Sunday, July 18, 2004

Sleep, Interrupted


I’ve always envied how some people could easily during car rides no matter how bumpy or reckless the driver can be. Like last night for instance, after a long trip, I was watching my cousin's feeble attempt to stay awake even though his eyes were already drooping like a sunflower during dusk and each bump sends him nodding into oblivion, until finally Hypnos' summons have been answered and my cousin succumbed to a losing battle. Feeling sadistic, I kept watching him in his uncomfortable position, cramped up in the backseat with not much of legroom and wondered how he could doze off so easily despite my father's intermittent yet sudden brakes and jarring humps that we pass through.
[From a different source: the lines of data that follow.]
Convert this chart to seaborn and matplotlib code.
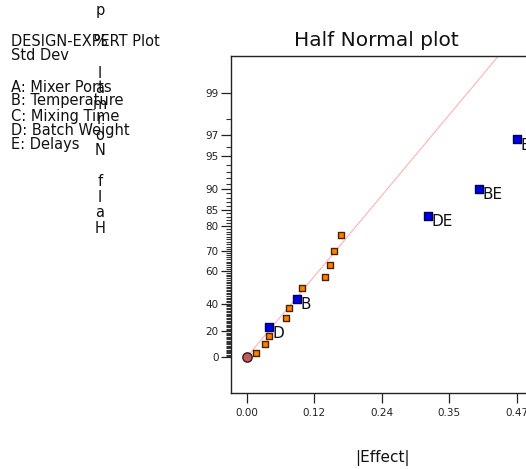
import matplotlib
matplotlib.use("Agg")
import matplotlib.pyplot as plt
import seaborn as sns
import numpy as np
import pandas as pd
from statistics import NormalDist

# ---------------- data ----------------
orange_effect = [0.0156, 0.0318, 0.0383, 0.0679, 0.0742, 0.0963, 0.1358, 0.1450, 0.1525, 0.1640]
orange_prob = [3.3, 10.0, 16.7, 30.0, 36.7, 50.0, 56.7, 63.3, 70.0, 76.7]

term_labels = ["D", "B", "DE", "BE", "E"]
term_effect = [0.0383, 0.0876, 0.315, 0.404, 0.470]
term_prob = [23.3, 43.3, 83.3, 90.0, 96.7]

zero_effect = [0.0]
zero_prob = [0.0]

fit_effect = [0.0, 0.50]
fit_slope = 6.71  # half-normal z per unit |effect|

x_ticks = [0.0, 0.1175, 0.235, 0.3525, 0.47]
x_tick_labels = ["0.00", "0.12", "0.24", "0.35", "0.47"]
y_major = [0, 20, 40, 60, 70, 80, 85, 90, 95, 97, 99]
y_minor = [p for p in range(1, 99) if p not in y_major]

legend_lines = ["DESIGN-EXPERT Plot", "Std Dev", "", "A: Mixer Ports", "B: Temperature",
                "C: Mixing Time", "D: Batch Weight", "E: Delays"]
ylabel_text = "Half Normal % probability"

# ---------------- helpers ----------------
nd = NormalDist()


def hz(p):
    return [nd.inv_cdf(0.5 + v / 200.0) for v in p]


df_or = pd.DataFrame({"effect": orange_effect, "z": hz(orange_prob)})
df_tm = pd.DataFrame({"effect": term_effect, "z": hz(term_prob), "lab": term_labels})
df_zero = pd.DataFrame({"effect": zero_effect, "z": hz(zero_prob)})
df_fit = pd.DataFrame({"effect": fit_effect, "z": [fit_slope * e for e in fit_effect]})

sns.set_theme(style="ticks")
plt.rcParams["font.family"] = ["DejaVu Sans"]

W, H = 526, 469
fig = plt.figure(figsize=(W / 100, H / 100), dpi=100)
ax_left, ax_right, ax_top, ax_bottom = 231, 560, 56, 393
ax = fig.add_axes([ax_left / W, (H - ax_bottom) / H,
                   (ax_right - ax_left) / W, (ax_bottom - ax_top) / H])

sns.lineplot(data=df_fit, x="effect", y="z", ax=ax, color="#ffa8a8", lw=0.7)
sns.scatterplot(data=df_zero, x="effect", y="z", ax=ax, marker="o", s=45,
                color="#c05c5c", edgecolor="#3a1a1a", linewidth=1.0, zorder=5)
sns.scatterplot(data=df_or, x="effect", y="z", ax=ax, marker="s", s=24,
                color="#ff8000", edgecolor="#4a2400", linewidth=1.0, zorder=4)
sns.scatterplot(data=df_tm, x="effect", y="z", ax=ax, marker="s", s=26,
                color="#0000e6", edgecolor="#000050", linewidth=1.0, zorder=4)
for _, r in df_tm.iterrows():
    ax.annotate(r["lab"], (r["effect"], r["z"]), xytext=(2.8, -4.5),
                textcoords="offset points", ha="left", va="center",
                fontsize=11, color="#111111", zorder=6)

# scales: pixel mapping x: 574.5 px / unit, z: 102.5 px / unit
xpx, zpx = 574.5, 102.5
x0_px, z0_px = 246.7, 357.3
ax.set_xlim((ax_left - x0_px) / xpx, (ax_right - x0_px) / xpx)
ax.set_ylim((z0_px - ax_bottom) / zpx, (z0_px - ax_top) / zpx)

ax.set_xticks(x_ticks)
ax.set_xticklabels(x_tick_labels)
ax.set_yticks(hz(y_major))
ax.set_yticklabels([str(v) for v in y_major])
ax.set_yticks(hz(y_minor), minor=True)
ax.tick_params(axis="both", which="major", length=7, width=0.9, color="#222222",
               labelsize=7.5, labelcolor="#222222")
ax.tick_params(axis="x", which="major", pad=4)
ax.tick_params(axis="y", which="major", pad=2)
ax.tick_params(axis="y", which="minor", length=3.6, width=0.8, color="#333333")
ax.set_xlabel("")
ax.set_ylabel("")
for s in ["left", "bottom", "top", "right"]:
    ax.spines[s].set_color("#222222")
    ax.spines[s].set_linewidth(1.0)
ax.spines["right"].set_visible(False)

# title and axis label
fig.text(376 / W, 1 - 41 / H, "Half Normal plot", ha="center", va="center",
         fontsize=14.5, color="#111111")
fig.text(382 / W, 1 - 458 / H, "|Effect|", ha="center", va="center",
         fontsize=11, color="#111111")

# legend block at top-left
leg_y = [42, 55, 70, 87, 101, 116, 130, 145]
for t, yy in zip(legend_lines, leg_y):
    if t:
        fig.text(11 / W, 1 - yy / H, t, ha="left", va="center", fontsize=10.5,
                 color="#111111")

# vertical stacked y-axis label (upright characters, reading upward from the bottom)
step = 15.5
for k, ch in enumerate(ylabel_text):
    yy = 228 - k * step
    if ch.strip() and yy > -8:
        fig.text(100 / W, 1 - yy / H, ch, ha="center", va="center",
                 fontsize=10.5, color="#111111")

fig.savefig("out.png", dpi=100)
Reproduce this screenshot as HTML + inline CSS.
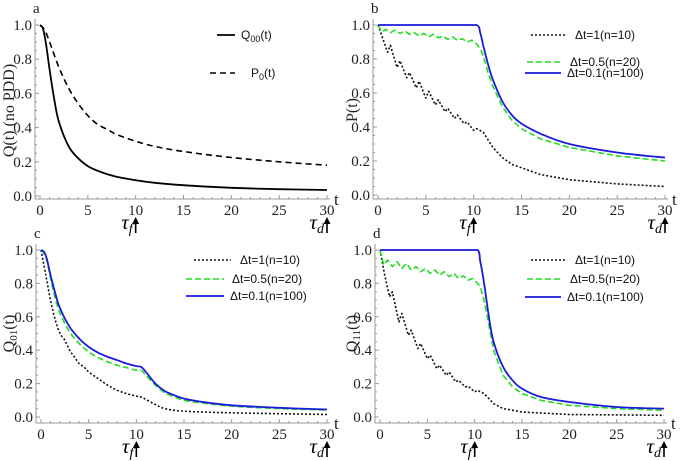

He did not even stir as my father navigated our silver sedan into this dangerous curve while I was clutching the passenger's seat headrest, clinging on for dear life, not feeling as immortal as I usually do which I acquired after reaching the age of 21, unlike some people, I suppose.
My mother, too, was fast asleep on the front seat, blissfully unaware (or maybe purposely ignoring) the seatbelt that digs itself painfully on her ribs every time my father makes a sharp turn, snapping her neck back and forth like Bruce Lee's infamous drunken master fighting stance and leaving a reddish diagonal mark from her shoulder down to her abdomen like a sash won after a beauty contest.
I could only shake my head in bewilderment.
Of the million car rides I already endured in this lifetime alone (minus the times during my past lives when I think that I had been once a man and the other life in which I think I had been a cow), I only slept while traveling about once or twice or maybe even thrice because I am somehow deathly afraid of sleeping while traveling or if some transportation I'm riding is somehow in motion, even if the trip would take 5 hours or more.
I simply can't stand to keep my eyes closed.
An assiduous note-taker, I take delight in every scenery that passes by while on car rides, whether it be a cow chomping down on blades of grass in the pastures or the imposing gray skyscrapers which dots every street in Makati or even the drops of rain that slid into the panes which I idly trace in the comforts of the leather seats forming shadows of dots into my skin while waiting for the light to become green. There were unpleasant car rides, though, that still plague my already fitful sleep. During those times when I was into my restless-wakefulness mode, I once saw a tangerine Honda Civic overturned from the opposite lane, swiping in its wake, a maroon van and silver Ford Lynx, leaving in its trail, bits of metal, jagged glasses, and pools of blood that promised of lives cut short and mangled, decapitated limbs. Sometimes, in my dreams, I can still hear a man's skulls connect with the pavement with a sickening crunch that sounded like potato chip cracked in half, only more sinister and lethal, as his motorcycle skidded, avoiding a stray cat and truck, leaving him in a mangled heap sans helmet (perfect location for crime processing).Car rides had provided my life with many blissful moments. Companionable silences with the driver whose name I might never quite forget but shall remain nameless for the time being. I used to watch him steer the car powerfully, so smoothly as he steered our lives in routes and highways and avenues that I can now navigate even in sleep. There are instances when I curl up on the front seat, with the radio turned up and long, sad love songs (think: Bonnie Raitt’s “I Can’t Make You Love Me”) filled the interior as I stared and stared at the driver admiring how he could be so concentrated on driving and watching for signs and navigating busy lanes while somehow finding where my hands are without looking as If I am some intangible part of him.
Of course, there were times when a slam on the car door and an indefinite shrug and half-hearted wave was the last I ever hear from a person. No, not the slammed door, but the engine revving as it zooms back into the highway leaving a trail of gray smoke, which now, I realized, was the color of heartbreak and regret.
Cleaning up the remnants of a take-out dinner, after a long, long drive home. I realized why I do not sleep during car rides. It's the fear of not reaching my destination that keeps my eyes open.
I slammed the door shut. Now I can sleep.